Alors que le coronavirus se répand en Egypte, le régime militaire resserre son emprise, réduisant ainsi tout espoir de changement démocratique. Au début du mois de mai, de nouveaux amendements furent adoptés donnant de nouveaux pouvoirs au Président Al-Sisi. Les observateurs des droits humains au niveau national et international pensent que ces pouvoirs ne visent pas à combattre le virus mais à poursuivre la répression. Le gouvernement égyptien « utilise la pandémie pour étendre un état d’urgence abusif » selon un porte-parole de Human Rights Watch.
Les guerres civiles en Syrie, au Yémen et en Libye érodent toute possibilité de stopper la pandémie, non seulement parce que ces pays ne disposent pas des moyens nécessaires mais aussi parce que les gouvernements centraux n’ont aucun contrôle sur leur pays. Les Palestiniens sous occupation israélienne font face au même problème. La bande de Gaza, densément peuplée et au taux de pauvreté le plus élevé de la planète, est sous le double blocus d’Israël et de l’Egypte. L’Autorité Palestinienne, qui contrôle moins de la moitié de la Cisjordanie, peine à contrôler la pandémie.

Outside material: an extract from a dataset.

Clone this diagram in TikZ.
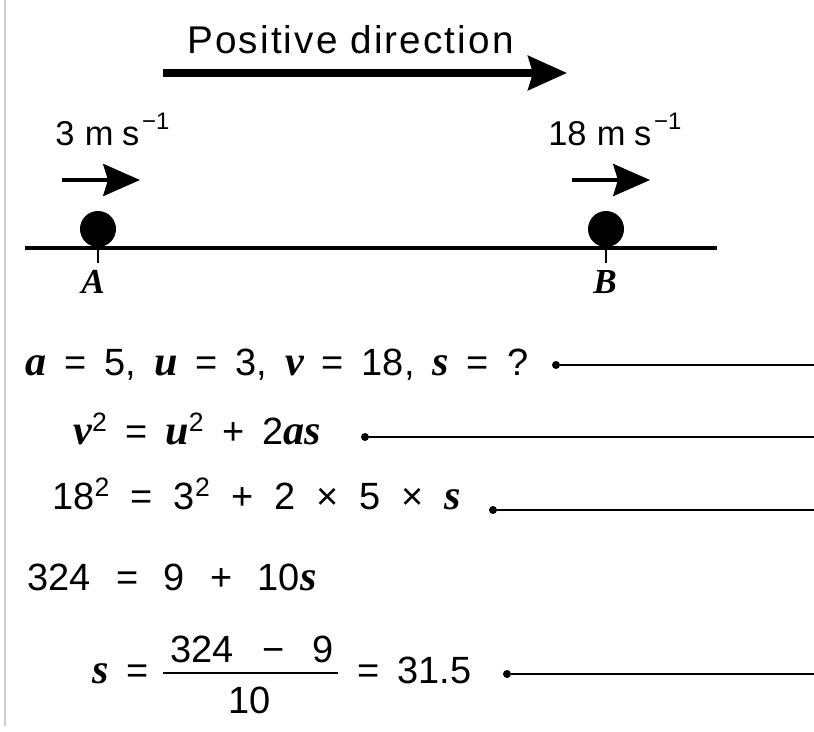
\documentclass[tikz,border=0pt]{standalone}
\usepackage{fontspec}
\setmainfont{Liberation Sans}[WordSpace=1.7]
\newfontfamily\labelfont{Liberation Sans}
\newfontfamily\varfont{Liberation Serif}
\usetikzlibrary{arrows.meta,positioning,calc}

\newcommand{\vr}[1]{{\fontsize{30}{32}\selectfont\varfont\bfseries\itshape #1}}
\newcommand{\msunit}{m\hspace{0.25em}s\hspace{0.08em}\raisebox{0.46em}{\fontsize{17}{17}\selectfont −1}}

\begin{document}
\begin{tikzpicture}[x=0.025cm,y=-0.025cm,>={Stealth[inset=0.12cm]},
    eq node/.style={anchor=base west,inner sep=0,font=\fontsize{27}{32}\selectfont},
    wide/.style={execute at begin node={\spaceskip=#1\relax}},
    speed node/.style={anchor=base west,inner sep=0,font=\fontsize{24.5}{26}\selectfont\labelfont},
    point node/.style={anchor=base,inner sep=0,font=\fontsize{25}{28}\selectfont\varfont\bfseries\itshape},
    ball/.style={circle,fill,inner sep=0,minimum size=0.9cm},
    dot/.style={circle,fill,inner sep=0,minimum size=0.2cm},
    move/.style={->,line width=2.8pt,>={Stealth[length=0.92cm,width=0.8cm,inset=0.12cm]}},
    guide/.style={line width=1.8pt}]

    \useasboundingbox (0,0) rectangle (814,731);
    \draw[black!20,line width=0.8pt] (5,0) -- (5,726);

    % direction arrow
    \node (dir) [anchor=base west,inner sep=0,font=\fontsize{27.5}{32}\selectfont\labelfont\addfontfeature{LetterSpace=5.5}] at (187,53){Positive direction};
    \coordinate (d1) at (163,73);
    \coordinate (d2) at (567,73);
    \draw[->,line width=5pt,>={Stealth[length=0.97cm,width=0.85cm,inset=0.12cm]}] (d1) -- (d2);

    % track with the two particles
    \coordinate (t1) at (25,248);
    \coordinate (t2) at (717,248);
    \draw[line width=2.8pt] (t1) -- (t2);

    \node (A) [ball] at (98,229){};
    \node (B) [ball] at (606,229){};
    \draw[line width=1pt] (98,248) -- (98,263);
    \draw[line width=1pt] (606,248) -- (606,263);
    \node (lA) [point node] at (93,293){A};
    \node (lB) [point node] at (605,293){B};

    \node (vA) [speed node] at (55,145){3\hspace{0.3em}\msunit};
    \node (vB) [speed node] at (548,145){18\hspace{0.3em}\msunit};
    \coordinate (a1) at (62,180);
    \coordinate (a2) at (140,180);
    \coordinate (b1) at (572,180);
    \coordinate (b2) at (650,180);
    \draw[move] (a1) -- (a2);
    \draw[move] (b1) -- (b2);

    % working
    \node (1) [eq node] at (25,375){\vr{a} = 5, \vr{u} = 3, \vr{v} = 18, \vr{s} = ?};
    \node (2) [eq node] at (73,444){\vr{v}\textsuperscript{2} = \vr{u}\textsuperscript{2} + 2\vr{as}};
    \node (3) [eq node,wide=0.55em] at (52,509){18\textsuperscript{2} = 3\textsuperscript{2} + 2 × 5 × \vr{s}};
    \node (4) [eq node,wide=0.67em] at (27,590){324 = 9 + 10\vr{s}};
    \node (5) [eq node] at (92,683){\vr{s} =};
    \node (6) [eq node,anchor=base] at (252,662){324\hspace{0.75em}−\hspace{0.75em}9};
    \node (7) [eq node,anchor=base] at (250,713){10};
    \node (8) [eq node] at (357,683){= 31.5};
    \coordinate (f1) at (163,673);
    \coordinate (f2) at (338,673);
    \draw[line width=1.1pt] (f1) -- (f2);

    \node (9) [dot] at (556,365){};
    \node (10) [dot] at (365,437){};
    \node (11) [dot] at (493,510){};
    \node (12) [dot] at (507,674){};
    \coordinate (13) at (814,365);
    \coordinate (14) at (814,437);
    \coordinate (15) at (814,510);
    \coordinate (16) at (814,674);

    \path[guide]
        (9) edge (13)
        (10) edge (14)
        (11) edge (15)
        (12) edge (16)
    ;
\end{tikzpicture}
\end{document}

Dans le même temps, certains leaders politiques occidentaux, qui n’ont rien appris des leçons du passé, continuent d’alimenter les guerres civiles et de soutenir des dictateurs dans une région très instable. Mais pour combien de temps ? Un analyste politique de la BBC met en garde : « Les principaux acteurs au Moyen-Orient devront repenser leur politique étrangère coûteuse et dangereuse. Les jours où ils pouvaient acheter leur influence et mener des guerres par procuration pourrait bientôt prendre fin ». A bon entendeur.
Messaoud Romdhani
Membre du Comité exécutif d’EuroMed Droits
Cet article est tiré d’une réflexion initialement publiée en anglais dans Alternatives International.